> [Problem details]:
Exclude images, then output the remaining data verbatim.

━━━━━━━━━━━━━━━━━━━━

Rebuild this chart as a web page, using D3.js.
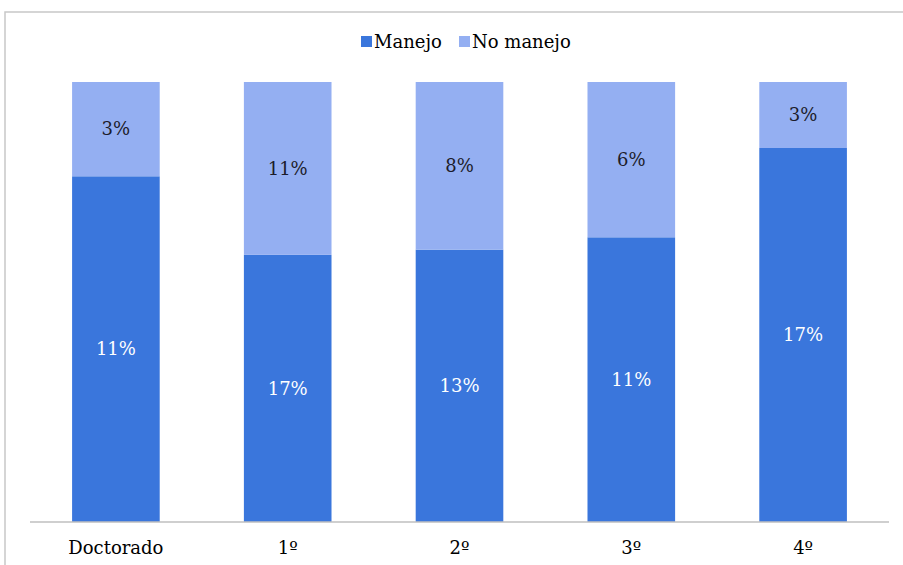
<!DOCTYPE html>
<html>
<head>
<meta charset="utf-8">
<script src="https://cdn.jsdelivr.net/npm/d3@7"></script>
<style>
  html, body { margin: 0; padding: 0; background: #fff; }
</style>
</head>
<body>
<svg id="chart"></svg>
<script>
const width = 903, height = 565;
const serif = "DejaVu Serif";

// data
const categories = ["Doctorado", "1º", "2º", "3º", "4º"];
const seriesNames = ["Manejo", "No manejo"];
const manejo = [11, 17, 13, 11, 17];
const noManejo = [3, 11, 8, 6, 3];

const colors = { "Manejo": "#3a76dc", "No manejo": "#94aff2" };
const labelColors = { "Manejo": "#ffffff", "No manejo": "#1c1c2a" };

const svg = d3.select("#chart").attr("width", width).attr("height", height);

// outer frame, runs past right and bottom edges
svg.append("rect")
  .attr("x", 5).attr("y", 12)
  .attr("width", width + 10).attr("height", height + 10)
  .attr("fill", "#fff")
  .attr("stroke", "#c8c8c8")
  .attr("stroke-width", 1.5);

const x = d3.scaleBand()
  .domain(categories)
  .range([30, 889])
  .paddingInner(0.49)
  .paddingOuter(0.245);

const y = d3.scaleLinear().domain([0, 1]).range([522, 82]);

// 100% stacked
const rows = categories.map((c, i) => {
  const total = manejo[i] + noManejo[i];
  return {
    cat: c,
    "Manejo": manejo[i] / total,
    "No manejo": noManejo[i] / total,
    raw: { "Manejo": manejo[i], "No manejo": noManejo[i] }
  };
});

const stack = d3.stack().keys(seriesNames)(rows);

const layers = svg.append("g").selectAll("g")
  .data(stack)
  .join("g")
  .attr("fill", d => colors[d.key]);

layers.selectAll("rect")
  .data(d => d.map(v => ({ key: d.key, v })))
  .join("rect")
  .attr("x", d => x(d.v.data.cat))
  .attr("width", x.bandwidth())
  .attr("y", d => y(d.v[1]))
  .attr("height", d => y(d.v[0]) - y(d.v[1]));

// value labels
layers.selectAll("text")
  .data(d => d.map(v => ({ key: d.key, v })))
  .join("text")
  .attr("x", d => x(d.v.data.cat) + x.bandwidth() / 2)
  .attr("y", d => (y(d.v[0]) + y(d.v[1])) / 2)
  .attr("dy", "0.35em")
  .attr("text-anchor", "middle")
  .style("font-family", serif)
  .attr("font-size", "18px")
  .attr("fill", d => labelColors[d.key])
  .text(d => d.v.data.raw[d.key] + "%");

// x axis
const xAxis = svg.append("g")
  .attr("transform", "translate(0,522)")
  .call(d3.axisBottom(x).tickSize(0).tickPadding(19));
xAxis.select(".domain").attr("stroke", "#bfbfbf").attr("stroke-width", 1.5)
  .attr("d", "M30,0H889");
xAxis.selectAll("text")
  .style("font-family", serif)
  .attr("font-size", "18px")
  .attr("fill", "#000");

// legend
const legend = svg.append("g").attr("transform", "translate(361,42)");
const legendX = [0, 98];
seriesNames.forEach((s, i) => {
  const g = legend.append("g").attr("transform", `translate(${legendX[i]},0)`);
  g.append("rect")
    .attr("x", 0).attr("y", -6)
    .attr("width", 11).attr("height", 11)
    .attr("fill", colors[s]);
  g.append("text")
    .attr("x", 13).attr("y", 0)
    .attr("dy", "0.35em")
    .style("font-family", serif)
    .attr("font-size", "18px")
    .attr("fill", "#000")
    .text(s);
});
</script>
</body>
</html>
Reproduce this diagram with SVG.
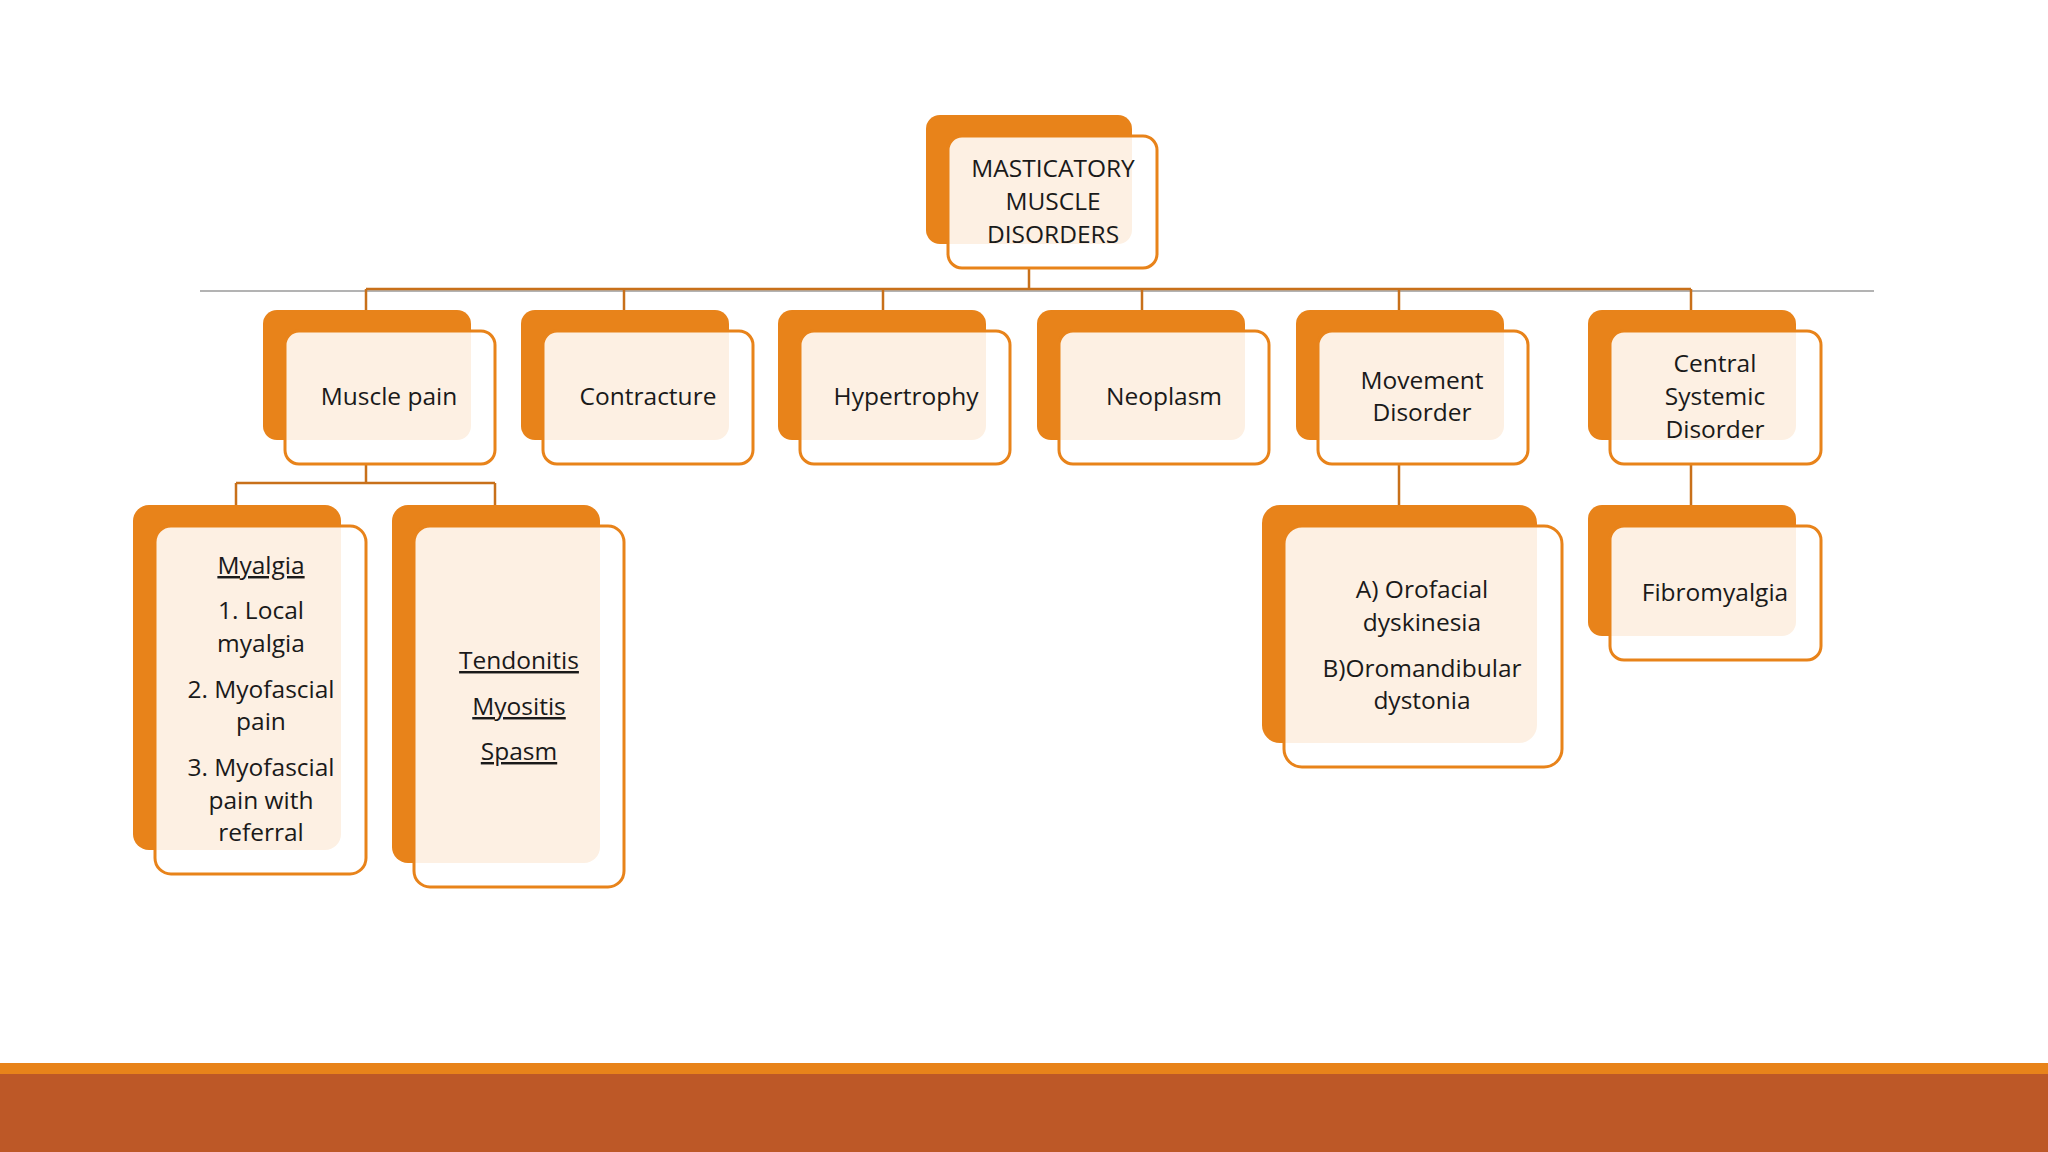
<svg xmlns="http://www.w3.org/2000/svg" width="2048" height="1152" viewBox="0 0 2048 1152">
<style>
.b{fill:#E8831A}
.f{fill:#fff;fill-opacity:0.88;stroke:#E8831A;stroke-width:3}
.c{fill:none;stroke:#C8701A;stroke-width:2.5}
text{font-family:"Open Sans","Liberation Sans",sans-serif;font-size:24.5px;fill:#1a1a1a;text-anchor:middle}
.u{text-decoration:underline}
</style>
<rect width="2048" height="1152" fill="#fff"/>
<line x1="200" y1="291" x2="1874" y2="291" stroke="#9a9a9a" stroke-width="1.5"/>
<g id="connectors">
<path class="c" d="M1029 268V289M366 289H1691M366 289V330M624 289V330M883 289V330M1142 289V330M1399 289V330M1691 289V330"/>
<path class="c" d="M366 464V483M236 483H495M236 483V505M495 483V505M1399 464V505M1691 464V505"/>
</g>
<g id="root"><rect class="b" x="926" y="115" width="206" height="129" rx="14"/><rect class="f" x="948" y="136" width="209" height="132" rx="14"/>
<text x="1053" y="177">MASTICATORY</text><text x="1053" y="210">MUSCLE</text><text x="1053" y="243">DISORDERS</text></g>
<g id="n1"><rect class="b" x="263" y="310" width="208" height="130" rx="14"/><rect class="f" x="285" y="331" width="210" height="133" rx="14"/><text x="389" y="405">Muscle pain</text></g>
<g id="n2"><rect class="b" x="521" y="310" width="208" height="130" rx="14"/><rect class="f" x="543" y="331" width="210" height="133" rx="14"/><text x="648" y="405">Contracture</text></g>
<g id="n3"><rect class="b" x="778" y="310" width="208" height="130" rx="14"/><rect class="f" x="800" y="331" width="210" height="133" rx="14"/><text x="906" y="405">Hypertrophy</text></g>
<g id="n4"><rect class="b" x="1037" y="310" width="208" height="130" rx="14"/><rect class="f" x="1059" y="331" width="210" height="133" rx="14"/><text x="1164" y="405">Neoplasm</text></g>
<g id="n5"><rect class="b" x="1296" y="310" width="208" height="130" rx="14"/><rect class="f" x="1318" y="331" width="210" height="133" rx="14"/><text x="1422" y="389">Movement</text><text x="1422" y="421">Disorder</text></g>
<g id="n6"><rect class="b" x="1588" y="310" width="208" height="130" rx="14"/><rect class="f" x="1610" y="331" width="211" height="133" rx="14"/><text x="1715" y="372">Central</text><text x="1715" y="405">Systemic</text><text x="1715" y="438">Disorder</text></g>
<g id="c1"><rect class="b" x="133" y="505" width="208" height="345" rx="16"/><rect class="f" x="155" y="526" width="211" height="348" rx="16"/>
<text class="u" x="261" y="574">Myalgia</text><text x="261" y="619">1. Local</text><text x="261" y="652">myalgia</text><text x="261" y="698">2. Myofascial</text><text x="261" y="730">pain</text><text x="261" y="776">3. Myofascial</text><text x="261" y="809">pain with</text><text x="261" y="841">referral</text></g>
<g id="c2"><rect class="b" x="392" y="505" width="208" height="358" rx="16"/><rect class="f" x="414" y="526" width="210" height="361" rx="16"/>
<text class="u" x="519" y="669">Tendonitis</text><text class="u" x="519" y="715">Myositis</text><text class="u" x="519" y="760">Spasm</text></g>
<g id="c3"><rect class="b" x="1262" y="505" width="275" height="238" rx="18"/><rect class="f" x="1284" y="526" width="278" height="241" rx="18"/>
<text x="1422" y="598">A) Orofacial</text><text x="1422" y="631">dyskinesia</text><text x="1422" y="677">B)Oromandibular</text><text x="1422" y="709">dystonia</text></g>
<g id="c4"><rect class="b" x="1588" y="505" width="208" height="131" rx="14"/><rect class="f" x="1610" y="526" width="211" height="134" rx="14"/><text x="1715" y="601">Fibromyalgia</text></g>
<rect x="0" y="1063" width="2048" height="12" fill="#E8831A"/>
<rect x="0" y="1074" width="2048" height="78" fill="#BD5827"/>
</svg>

━━━━━━━━━━━━━━━━━━━━

> [Correct answer]:
Rebuild this chart as a web page, using D3.js.
<!DOCTYPE html>
<html>
<head>
<meta charset="utf-8">
<script src="https://cdn.jsdelivr.net/npm/d3@7"></script>
<style>
  html, body { margin: 0; padding: 0; background: #fff; }
</style>
</head>
<body>
<svg id="chart"></svg>
<script>
const width = 903, height = 565;
const serif = "DejaVu Serif";

// data
const categories = ["Doctorado", "1º", "2º", "3º", "4º"];
const seriesNames = ["Manejo", "No manejo"];
const manejo = [11, 17, 13, 11, 17];
const noManejo = [3, 11, 8, 6, 3];

const colors = { "Manejo": "#3a76dc", "No manejo": "#94aff2" };
const labelColors = { "Manejo": "#ffffff", "No manejo": "#1c1c2a" };

const svg = d3.select("#chart").attr("width", width).attr("height", height);

// outer frame, runs past right and bottom edges
svg.append("rect")
  .attr("x", 5).attr("y", 12)
  .attr("width", width + 10).attr("height", height + 10)
  .attr("fill", "#fff")
  .attr("stroke", "#c8c8c8")
  .attr("stroke-width", 1.5);

const x = d3.scaleBand()
  .domain(categories)
  .range([30, 889])
  .paddingInner(0.49)
  .paddingOuter(0.245);

const y = d3.scaleLinear().domain([0, 1]).range([522, 82]);

// 100% stacked
const rows = categories.map((c, i) => {
  const total = manejo[i] + noManejo[i];
  return {
    cat: c,
    "Manejo": manejo[i] / total,
    "No manejo": noManejo[i] / total,
    raw: { "Manejo": manejo[i], "No manejo": noManejo[i] }
  };
});

const stack = d3.stack().keys(seriesNames)(rows);

const layers = svg.append("g").selectAll("g")
  .data(stack)
  .join("g")
  .attr("fill", d => colors[d.key]);

layers.selectAll("rect")
  .data(d => d.map(v => ({ key: d.key, v })))
  .join("rect")
  .attr("x", d => x(d.v.data.cat))
  .attr("width", x.bandwidth())
  .attr("y", d => y(d.v[1]))
  .attr("height", d => y(d.v[0]) - y(d.v[1]));

// value labels
layers.selectAll("text")
  .data(d => d.map(v => ({ key: d.key, v })))
  .join("text")
  .attr("x", d => x(d.v.data.cat) + x.bandwidth() / 2)
  .attr("y", d => (y(d.v[0]) + y(d.v[1])) / 2)
  .attr("dy", "0.35em")
  .attr("text-anchor", "middle")
  .style("font-family", serif)
  .attr("font-size", "18px")
  .attr("fill", d => labelColors[d.key])
  .text(d => d.v.data.raw[d.key] + "%");

// x axis
const xAxis = svg.append("g")
  .attr("transform", "translate(0,522)")
  .call(d3.axisBottom(x).tickSize(0).tickPadding(19));
xAxis.select(".domain").attr("stroke", "#bfbfbf").attr("stroke-width", 1.5)
  .attr("d", "M30,0H889");
xAxis.selectAll("text")
  .style("font-family", serif)
  .attr("font-size", "18px")
  .attr("fill", "#000");

// legend
const legend = svg.append("g").attr("transform", "translate(361,42)");
const legendX = [0, 98];
seriesNames.forEach((s, i) => {
  const g = legend.append("g").attr("transform", `translate(${legendX[i]},0)`);
  g.append("rect")
    .attr("x", 0).attr("y", -6)
    .attr("width", 11).attr("height", 11)
    .attr("fill", colors[s]);
  g.append("text")
    .attr("x", 13).attr("y", 0)
    .attr("dy", "0.35em")
    .style("font-family", serif)
    .attr("font-size", "18px")
    .attr("fill", "#000")
    .text(s);
});
</script>
</body>
</html>
Reproduce this diagram with SVG.
<svg xmlns="http://www.w3.org/2000/svg" width="2048" height="1152" viewBox="0 0 2048 1152">
<style>
.b{fill:#E8831A}
.f{fill:#fff;fill-opacity:0.88;stroke:#E8831A;stroke-width:3}
.c{fill:none;stroke:#C8701A;stroke-width:2.5}
text{font-family:"Open Sans","Liberation Sans",sans-serif;font-size:24.5px;fill:#1a1a1a;text-anchor:middle}
.u{text-decoration:underline}
</style>
<rect width="2048" height="1152" fill="#fff"/>
<line x1="200" y1="291" x2="1874" y2="291" stroke="#9a9a9a" stroke-width="1.5"/>
<g id="connectors">
<path class="c" d="M1029 268V289M366 289H1691M366 289V330M624 289V330M883 289V330M1142 289V330M1399 289V330M1691 289V330"/>
<path class="c" d="M366 464V483M236 483H495M236 483V505M495 483V505M1399 464V505M1691 464V505"/>
</g>
<g id="root"><rect class="b" x="926" y="115" width="206" height="129" rx="14"/><rect class="f" x="948" y="136" width="209" height="132" rx="14"/>
<text x="1053" y="177">MASTICATORY</text><text x="1053" y="210">MUSCLE</text><text x="1053" y="243">DISORDERS</text></g>
<g id="n1"><rect class="b" x="263" y="310" width="208" height="130" rx="14"/><rect class="f" x="285" y="331" width="210" height="133" rx="14"/><text x="389" y="405">Muscle pain</text></g>
<g id="n2"><rect class="b" x="521" y="310" width="208" height="130" rx="14"/><rect class="f" x="543" y="331" width="210" height="133" rx="14"/><text x="648" y="405">Contracture</text></g>
<g id="n3"><rect class="b" x="778" y="310" width="208" height="130" rx="14"/><rect class="f" x="800" y="331" width="210" height="133" rx="14"/><text x="906" y="405">Hypertrophy</text></g>
<g id="n4"><rect class="b" x="1037" y="310" width="208" height="130" rx="14"/><rect class="f" x="1059" y="331" width="210" height="133" rx="14"/><text x="1164" y="405">Neoplasm</text></g>
<g id="n5"><rect class="b" x="1296" y="310" width="208" height="130" rx="14"/><rect class="f" x="1318" y="331" width="210" height="133" rx="14"/><text x="1422" y="389">Movement</text><text x="1422" y="421">Disorder</text></g>
<g id="n6"><rect class="b" x="1588" y="310" width="208" height="130" rx="14"/><rect class="f" x="1610" y="331" width="211" height="133" rx="14"/><text x="1715" y="372">Central</text><text x="1715" y="405">Systemic</text><text x="1715" y="438">Disorder</text></g>
<g id="c1"><rect class="b" x="133" y="505" width="208" height="345" rx="16"/><rect class="f" x="155" y="526" width="211" height="348" rx="16"/>
<text class="u" x="261" y="574">Myalgia</text><text x="261" y="619">1. Local</text><text x="261" y="652">myalgia</text><text x="261" y="698">2. Myofascial</text><text x="261" y="730">pain</text><text x="261" y="776">3. Myofascial</text><text x="261" y="809">pain with</text><text x="261" y="841">referral</text></g>
<g id="c2"><rect class="b" x="392" y="505" width="208" height="358" rx="16"/><rect class="f" x="414" y="526" width="210" height="361" rx="16"/>
<text class="u" x="519" y="669">Tendonitis</text><text class="u" x="519" y="715">Myositis</text><text class="u" x="519" y="760">Spasm</text></g>
<g id="c3"><rect class="b" x="1262" y="505" width="275" height="238" rx="18"/><rect class="f" x="1284" y="526" width="278" height="241" rx="18"/>
<text x="1422" y="598">A) Orofacial</text><text x="1422" y="631">dyskinesia</text><text x="1422" y="677">B)Oromandibular</text><text x="1422" y="709">dystonia</text></g>
<g id="c4"><rect class="b" x="1588" y="505" width="208" height="131" rx="14"/><rect class="f" x="1610" y="526" width="211" height="134" rx="14"/><text x="1715" y="601">Fibromyalgia</text></g>
<rect x="0" y="1063" width="2048" height="12" fill="#E8831A"/>
<rect x="0" y="1074" width="2048" height="78" fill="#BD5827"/>
</svg>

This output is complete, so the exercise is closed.